The task: Retype only what runs from the beginning of the data through the line with "from matplotlib.lines import Line2D"; please omit the pictures and keep every line exact.

(Plotting code records)
╔══

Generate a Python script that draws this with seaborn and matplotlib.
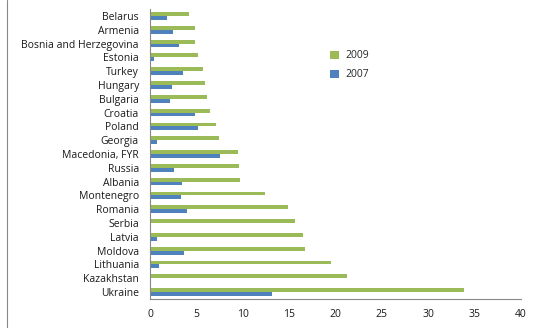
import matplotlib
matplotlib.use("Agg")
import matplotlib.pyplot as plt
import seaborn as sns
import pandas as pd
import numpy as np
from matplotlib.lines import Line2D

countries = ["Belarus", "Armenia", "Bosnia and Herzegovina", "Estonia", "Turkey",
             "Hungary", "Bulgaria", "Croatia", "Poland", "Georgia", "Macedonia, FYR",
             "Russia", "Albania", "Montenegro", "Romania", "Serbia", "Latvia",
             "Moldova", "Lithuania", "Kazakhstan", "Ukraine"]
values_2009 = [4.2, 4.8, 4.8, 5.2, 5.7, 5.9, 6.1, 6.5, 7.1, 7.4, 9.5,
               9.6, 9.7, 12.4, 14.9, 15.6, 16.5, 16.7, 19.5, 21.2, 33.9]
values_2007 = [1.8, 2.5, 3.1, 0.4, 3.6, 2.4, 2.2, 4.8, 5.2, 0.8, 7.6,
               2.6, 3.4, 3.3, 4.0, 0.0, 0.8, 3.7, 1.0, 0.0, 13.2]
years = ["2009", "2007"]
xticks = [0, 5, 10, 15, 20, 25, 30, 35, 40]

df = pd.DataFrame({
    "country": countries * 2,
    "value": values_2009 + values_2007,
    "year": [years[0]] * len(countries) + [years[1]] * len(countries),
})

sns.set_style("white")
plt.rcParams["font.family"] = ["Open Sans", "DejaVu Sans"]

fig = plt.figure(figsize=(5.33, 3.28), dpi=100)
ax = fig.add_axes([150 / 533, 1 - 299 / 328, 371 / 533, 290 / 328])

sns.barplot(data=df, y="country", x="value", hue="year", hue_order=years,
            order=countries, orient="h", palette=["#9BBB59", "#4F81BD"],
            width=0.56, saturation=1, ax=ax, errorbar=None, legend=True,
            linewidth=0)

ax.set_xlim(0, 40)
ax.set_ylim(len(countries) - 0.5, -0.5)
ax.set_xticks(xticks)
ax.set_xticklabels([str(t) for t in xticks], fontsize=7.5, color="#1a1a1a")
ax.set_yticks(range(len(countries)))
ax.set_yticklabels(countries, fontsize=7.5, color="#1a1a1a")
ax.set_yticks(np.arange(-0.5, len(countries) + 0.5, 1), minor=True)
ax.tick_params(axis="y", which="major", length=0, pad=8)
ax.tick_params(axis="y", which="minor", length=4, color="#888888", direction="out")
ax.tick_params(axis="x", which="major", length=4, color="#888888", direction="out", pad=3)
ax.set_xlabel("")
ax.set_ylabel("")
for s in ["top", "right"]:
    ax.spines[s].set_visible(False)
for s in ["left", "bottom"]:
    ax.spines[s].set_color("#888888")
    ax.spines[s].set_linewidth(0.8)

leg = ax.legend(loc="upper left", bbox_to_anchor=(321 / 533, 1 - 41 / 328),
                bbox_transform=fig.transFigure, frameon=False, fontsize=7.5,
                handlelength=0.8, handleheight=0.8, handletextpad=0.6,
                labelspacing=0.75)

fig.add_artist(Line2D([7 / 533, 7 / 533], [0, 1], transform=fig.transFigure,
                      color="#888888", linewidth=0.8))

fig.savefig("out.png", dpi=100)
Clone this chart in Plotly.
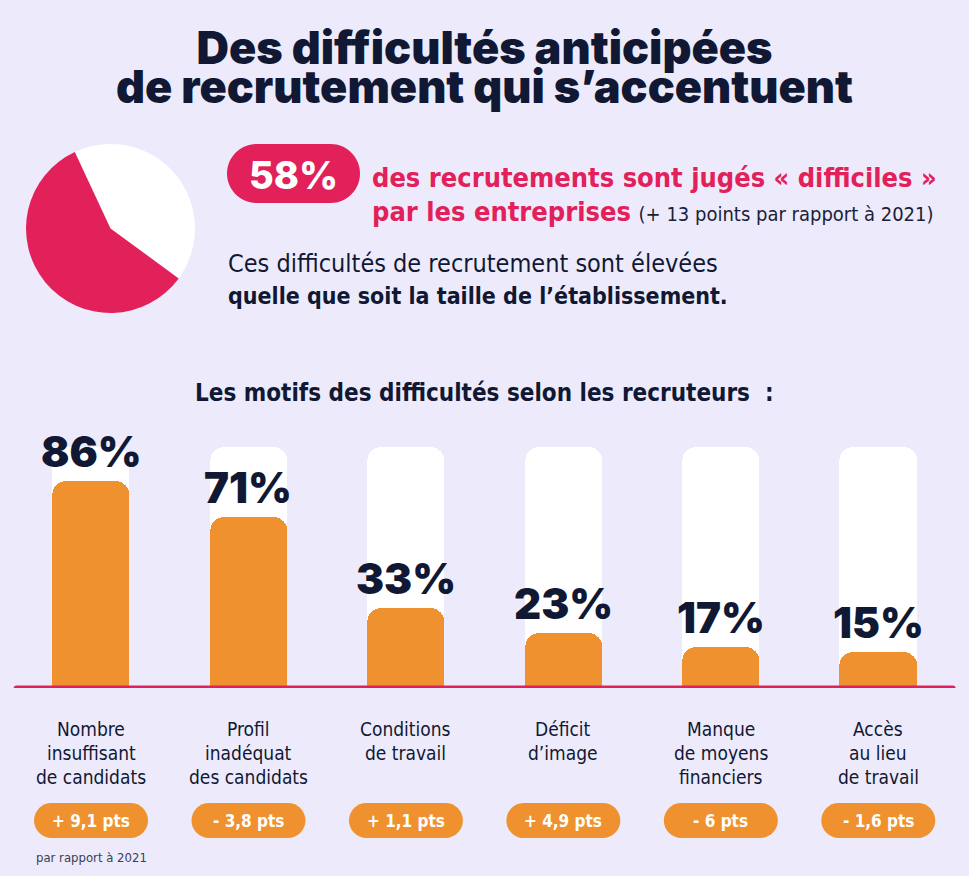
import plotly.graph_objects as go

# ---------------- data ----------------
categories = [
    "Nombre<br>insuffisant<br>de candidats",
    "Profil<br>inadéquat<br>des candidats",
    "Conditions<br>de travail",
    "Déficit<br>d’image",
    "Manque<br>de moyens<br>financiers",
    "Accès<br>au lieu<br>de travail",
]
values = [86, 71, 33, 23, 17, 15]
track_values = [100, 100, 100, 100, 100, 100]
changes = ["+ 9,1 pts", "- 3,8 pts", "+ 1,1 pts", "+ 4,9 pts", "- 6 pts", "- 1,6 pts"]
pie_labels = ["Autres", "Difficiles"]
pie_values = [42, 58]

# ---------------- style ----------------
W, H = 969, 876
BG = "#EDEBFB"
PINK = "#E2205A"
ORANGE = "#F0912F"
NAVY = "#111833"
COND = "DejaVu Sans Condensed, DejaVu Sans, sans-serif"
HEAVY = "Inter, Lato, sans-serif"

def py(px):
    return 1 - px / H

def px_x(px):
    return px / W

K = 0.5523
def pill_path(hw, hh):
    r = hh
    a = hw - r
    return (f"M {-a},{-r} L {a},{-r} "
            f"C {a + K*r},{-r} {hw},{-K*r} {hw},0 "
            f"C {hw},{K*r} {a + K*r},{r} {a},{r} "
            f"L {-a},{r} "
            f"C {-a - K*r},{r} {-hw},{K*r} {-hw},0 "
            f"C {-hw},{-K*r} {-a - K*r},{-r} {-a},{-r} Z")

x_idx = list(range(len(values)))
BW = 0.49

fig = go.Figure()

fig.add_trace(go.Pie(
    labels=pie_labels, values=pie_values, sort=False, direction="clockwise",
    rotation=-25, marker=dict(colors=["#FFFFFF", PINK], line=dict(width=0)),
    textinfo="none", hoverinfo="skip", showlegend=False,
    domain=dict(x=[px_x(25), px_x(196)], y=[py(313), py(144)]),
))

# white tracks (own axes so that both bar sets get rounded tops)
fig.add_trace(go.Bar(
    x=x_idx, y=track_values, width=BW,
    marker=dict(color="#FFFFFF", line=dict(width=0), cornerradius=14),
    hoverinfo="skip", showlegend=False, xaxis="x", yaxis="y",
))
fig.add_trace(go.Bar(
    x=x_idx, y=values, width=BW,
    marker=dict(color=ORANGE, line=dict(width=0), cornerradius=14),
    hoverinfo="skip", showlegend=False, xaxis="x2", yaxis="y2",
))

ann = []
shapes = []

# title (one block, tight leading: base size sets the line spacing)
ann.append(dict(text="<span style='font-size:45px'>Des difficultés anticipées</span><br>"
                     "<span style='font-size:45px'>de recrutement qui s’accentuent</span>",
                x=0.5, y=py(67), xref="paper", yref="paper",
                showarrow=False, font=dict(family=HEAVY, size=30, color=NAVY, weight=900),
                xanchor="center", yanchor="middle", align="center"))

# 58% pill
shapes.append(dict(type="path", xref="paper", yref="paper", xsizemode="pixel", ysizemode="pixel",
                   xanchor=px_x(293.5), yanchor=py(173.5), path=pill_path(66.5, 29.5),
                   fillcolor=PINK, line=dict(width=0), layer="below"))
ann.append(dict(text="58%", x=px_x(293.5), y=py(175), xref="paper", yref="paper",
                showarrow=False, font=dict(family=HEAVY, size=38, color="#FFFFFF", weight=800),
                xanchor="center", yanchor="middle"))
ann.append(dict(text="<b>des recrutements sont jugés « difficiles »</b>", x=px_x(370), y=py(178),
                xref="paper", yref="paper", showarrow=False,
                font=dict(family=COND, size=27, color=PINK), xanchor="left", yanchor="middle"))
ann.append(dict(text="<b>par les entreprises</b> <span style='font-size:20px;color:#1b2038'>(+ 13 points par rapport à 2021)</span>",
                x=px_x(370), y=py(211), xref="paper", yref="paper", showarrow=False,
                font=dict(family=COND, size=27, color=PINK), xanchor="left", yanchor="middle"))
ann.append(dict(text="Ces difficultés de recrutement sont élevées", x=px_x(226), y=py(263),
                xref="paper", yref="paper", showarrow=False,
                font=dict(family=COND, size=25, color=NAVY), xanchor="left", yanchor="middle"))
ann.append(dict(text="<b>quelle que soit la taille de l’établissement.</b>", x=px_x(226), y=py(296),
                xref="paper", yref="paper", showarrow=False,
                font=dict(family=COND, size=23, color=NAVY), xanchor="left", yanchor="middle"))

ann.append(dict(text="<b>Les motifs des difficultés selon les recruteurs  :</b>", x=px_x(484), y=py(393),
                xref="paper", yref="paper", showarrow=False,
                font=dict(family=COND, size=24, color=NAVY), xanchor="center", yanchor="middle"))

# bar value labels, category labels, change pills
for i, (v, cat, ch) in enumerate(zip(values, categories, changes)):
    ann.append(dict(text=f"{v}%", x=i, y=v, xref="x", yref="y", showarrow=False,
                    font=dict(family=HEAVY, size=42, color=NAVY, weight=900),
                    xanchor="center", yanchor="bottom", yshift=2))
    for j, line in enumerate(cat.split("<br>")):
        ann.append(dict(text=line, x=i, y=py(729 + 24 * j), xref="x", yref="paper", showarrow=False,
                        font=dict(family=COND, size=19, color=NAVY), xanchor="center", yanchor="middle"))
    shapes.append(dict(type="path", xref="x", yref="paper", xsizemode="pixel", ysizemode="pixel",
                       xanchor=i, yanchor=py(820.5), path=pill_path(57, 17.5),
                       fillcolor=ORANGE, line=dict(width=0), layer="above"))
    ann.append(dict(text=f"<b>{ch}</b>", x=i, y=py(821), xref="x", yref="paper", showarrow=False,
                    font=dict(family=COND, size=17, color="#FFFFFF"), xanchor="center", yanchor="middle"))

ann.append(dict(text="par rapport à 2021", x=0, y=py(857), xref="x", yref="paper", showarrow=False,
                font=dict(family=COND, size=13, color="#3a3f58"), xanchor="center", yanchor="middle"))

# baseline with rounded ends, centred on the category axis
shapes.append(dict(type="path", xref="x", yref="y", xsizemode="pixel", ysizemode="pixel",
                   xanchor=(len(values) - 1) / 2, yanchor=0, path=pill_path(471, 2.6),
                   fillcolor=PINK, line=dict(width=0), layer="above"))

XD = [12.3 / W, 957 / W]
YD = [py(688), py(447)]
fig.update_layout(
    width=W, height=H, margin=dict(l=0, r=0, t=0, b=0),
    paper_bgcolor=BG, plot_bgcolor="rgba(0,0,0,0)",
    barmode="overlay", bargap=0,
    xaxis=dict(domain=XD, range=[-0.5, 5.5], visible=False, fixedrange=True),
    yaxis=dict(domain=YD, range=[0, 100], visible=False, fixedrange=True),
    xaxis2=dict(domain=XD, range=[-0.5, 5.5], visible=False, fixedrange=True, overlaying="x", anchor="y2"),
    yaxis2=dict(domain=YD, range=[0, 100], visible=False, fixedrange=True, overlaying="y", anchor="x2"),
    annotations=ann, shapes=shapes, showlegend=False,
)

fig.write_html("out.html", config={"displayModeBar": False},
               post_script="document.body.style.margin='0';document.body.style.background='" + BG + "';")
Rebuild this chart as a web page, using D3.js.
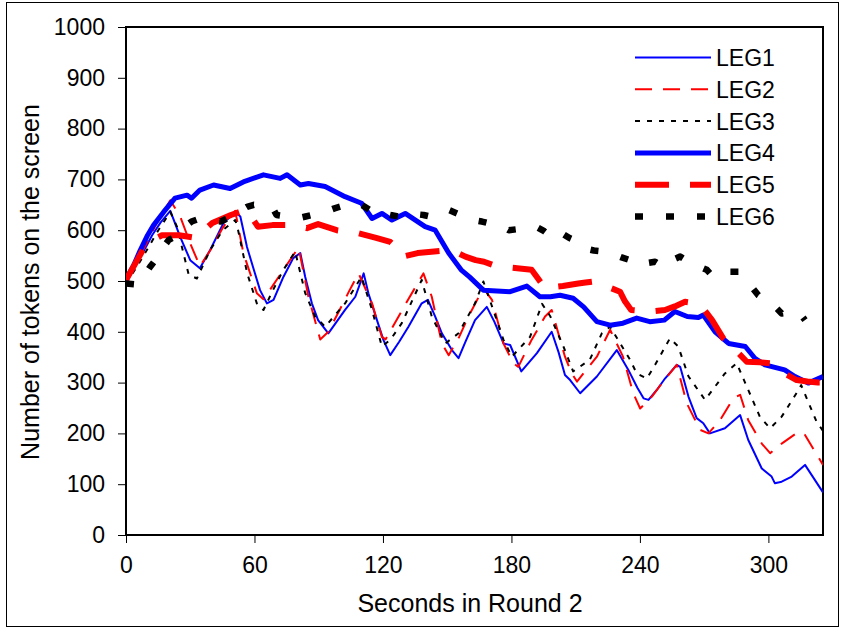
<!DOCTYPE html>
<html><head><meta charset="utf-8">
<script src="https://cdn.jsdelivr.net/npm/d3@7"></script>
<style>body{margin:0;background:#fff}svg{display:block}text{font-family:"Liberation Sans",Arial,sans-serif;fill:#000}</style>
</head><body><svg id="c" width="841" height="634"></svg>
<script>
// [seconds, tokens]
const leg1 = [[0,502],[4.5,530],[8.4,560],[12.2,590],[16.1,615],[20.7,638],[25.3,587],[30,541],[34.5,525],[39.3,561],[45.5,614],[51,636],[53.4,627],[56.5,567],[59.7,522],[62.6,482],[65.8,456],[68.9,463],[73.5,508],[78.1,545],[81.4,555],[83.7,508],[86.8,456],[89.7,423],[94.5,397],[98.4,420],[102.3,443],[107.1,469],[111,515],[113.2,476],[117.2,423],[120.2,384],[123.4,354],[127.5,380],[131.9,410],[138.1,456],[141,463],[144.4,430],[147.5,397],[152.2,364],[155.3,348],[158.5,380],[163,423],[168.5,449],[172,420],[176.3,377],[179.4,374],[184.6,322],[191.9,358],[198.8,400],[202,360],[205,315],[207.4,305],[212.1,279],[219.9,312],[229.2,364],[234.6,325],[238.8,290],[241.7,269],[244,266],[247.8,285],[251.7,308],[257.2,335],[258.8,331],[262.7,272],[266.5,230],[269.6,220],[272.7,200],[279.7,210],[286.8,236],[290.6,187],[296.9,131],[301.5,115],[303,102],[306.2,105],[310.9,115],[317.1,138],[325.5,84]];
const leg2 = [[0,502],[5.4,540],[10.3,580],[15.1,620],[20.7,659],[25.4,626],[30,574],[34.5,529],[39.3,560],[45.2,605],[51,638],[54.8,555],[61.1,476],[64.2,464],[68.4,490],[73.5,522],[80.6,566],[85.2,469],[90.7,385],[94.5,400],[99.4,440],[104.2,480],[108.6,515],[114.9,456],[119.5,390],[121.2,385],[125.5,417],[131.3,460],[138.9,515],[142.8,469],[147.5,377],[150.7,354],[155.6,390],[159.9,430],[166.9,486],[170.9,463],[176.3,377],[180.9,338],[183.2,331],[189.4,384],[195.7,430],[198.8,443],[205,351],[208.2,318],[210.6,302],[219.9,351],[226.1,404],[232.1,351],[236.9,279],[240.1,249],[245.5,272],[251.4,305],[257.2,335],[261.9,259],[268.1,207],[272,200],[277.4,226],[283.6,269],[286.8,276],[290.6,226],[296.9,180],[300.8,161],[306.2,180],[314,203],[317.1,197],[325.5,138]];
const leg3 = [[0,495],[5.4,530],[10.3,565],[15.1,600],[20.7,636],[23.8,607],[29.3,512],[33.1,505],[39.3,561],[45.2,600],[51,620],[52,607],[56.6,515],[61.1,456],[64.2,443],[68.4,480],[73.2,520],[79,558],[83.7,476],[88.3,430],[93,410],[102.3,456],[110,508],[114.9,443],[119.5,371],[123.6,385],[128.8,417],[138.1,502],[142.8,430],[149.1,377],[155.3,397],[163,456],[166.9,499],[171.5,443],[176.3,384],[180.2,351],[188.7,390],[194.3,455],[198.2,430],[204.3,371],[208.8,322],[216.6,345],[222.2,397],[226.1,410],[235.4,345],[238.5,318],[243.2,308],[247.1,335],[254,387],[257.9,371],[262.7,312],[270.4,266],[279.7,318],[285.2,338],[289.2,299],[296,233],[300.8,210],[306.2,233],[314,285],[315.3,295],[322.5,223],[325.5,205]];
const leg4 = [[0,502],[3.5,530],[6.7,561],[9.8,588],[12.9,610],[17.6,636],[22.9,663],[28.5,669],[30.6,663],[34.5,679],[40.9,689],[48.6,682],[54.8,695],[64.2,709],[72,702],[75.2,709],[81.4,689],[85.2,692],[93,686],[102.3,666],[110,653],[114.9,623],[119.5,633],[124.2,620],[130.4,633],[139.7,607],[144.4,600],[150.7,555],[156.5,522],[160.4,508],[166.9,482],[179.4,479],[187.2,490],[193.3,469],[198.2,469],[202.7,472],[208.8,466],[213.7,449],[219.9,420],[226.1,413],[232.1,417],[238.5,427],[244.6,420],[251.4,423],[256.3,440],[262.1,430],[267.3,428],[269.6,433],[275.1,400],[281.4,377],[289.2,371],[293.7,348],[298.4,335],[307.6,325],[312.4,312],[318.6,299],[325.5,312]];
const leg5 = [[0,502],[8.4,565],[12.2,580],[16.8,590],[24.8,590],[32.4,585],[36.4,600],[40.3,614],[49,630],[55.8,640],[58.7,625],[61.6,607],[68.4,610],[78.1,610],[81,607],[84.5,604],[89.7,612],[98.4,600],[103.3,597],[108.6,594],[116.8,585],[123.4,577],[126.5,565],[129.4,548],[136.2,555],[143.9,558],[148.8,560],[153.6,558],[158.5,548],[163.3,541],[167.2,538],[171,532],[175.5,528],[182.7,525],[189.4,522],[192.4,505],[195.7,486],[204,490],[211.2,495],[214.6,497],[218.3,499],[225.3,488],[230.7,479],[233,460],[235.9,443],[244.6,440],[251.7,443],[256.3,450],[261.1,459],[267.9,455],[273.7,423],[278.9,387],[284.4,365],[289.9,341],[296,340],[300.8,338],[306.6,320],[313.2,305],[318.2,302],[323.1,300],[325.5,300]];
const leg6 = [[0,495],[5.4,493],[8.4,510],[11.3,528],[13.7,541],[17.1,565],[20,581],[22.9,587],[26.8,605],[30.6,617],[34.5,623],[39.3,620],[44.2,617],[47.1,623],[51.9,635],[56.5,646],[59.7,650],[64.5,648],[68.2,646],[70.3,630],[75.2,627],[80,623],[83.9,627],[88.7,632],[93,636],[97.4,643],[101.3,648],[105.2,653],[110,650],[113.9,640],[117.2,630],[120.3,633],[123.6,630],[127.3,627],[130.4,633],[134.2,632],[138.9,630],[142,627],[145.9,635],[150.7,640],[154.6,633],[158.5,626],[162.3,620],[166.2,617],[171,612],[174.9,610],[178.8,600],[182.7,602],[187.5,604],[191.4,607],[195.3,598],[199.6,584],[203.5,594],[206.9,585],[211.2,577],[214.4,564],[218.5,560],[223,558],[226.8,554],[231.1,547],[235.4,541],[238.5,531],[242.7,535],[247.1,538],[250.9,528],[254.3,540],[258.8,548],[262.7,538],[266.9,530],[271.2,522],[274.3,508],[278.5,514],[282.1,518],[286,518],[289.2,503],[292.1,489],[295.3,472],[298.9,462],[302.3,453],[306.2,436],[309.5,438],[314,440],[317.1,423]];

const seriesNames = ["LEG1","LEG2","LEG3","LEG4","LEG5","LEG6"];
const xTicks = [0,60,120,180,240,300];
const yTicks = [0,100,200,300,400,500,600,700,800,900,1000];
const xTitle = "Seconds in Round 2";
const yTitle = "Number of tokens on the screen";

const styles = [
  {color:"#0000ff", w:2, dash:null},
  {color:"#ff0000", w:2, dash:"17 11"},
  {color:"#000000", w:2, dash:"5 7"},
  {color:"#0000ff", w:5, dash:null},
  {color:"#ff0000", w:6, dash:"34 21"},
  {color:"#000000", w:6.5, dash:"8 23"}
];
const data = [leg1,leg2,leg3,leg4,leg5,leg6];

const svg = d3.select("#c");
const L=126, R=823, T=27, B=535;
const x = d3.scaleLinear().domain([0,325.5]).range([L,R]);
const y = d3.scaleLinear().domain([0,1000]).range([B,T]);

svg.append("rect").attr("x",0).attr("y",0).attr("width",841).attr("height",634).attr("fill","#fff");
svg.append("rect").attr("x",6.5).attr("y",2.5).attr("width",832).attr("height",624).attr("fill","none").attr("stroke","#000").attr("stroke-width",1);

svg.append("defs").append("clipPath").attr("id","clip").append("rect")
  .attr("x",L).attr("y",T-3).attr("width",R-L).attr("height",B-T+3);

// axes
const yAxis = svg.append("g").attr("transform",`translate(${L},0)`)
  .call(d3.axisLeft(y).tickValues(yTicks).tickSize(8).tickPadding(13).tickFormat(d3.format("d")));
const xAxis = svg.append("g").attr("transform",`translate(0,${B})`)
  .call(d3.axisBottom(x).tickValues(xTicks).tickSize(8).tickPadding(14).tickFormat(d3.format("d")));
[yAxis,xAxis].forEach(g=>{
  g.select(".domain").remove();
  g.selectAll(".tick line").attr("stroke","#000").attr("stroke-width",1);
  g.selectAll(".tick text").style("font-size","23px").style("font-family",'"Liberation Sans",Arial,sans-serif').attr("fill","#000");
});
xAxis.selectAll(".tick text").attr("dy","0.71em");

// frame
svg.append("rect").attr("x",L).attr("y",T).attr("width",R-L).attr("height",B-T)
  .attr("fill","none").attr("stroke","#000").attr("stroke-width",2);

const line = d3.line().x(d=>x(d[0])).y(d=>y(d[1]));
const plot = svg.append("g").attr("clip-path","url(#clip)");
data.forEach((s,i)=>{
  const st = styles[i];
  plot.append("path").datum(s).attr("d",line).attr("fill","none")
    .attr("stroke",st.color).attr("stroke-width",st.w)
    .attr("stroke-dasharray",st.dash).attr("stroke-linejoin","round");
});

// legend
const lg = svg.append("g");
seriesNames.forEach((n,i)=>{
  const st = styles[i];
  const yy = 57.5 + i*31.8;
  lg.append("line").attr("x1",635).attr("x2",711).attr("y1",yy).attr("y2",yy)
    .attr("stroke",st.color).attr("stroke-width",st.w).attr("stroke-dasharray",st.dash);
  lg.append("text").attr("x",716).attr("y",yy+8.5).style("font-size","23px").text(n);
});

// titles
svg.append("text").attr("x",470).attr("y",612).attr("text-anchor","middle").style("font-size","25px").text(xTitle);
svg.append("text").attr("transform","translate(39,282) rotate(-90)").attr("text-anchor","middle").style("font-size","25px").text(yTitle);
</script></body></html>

╚══

Answer to this exercise:
Generate a Python script that draws this with seaborn and matplotlib.
import matplotlib
matplotlib.use("Agg")
import matplotlib.pyplot as plt
import seaborn as sns
import pandas as pd
import numpy as np
from matplotlib.lines import Line2D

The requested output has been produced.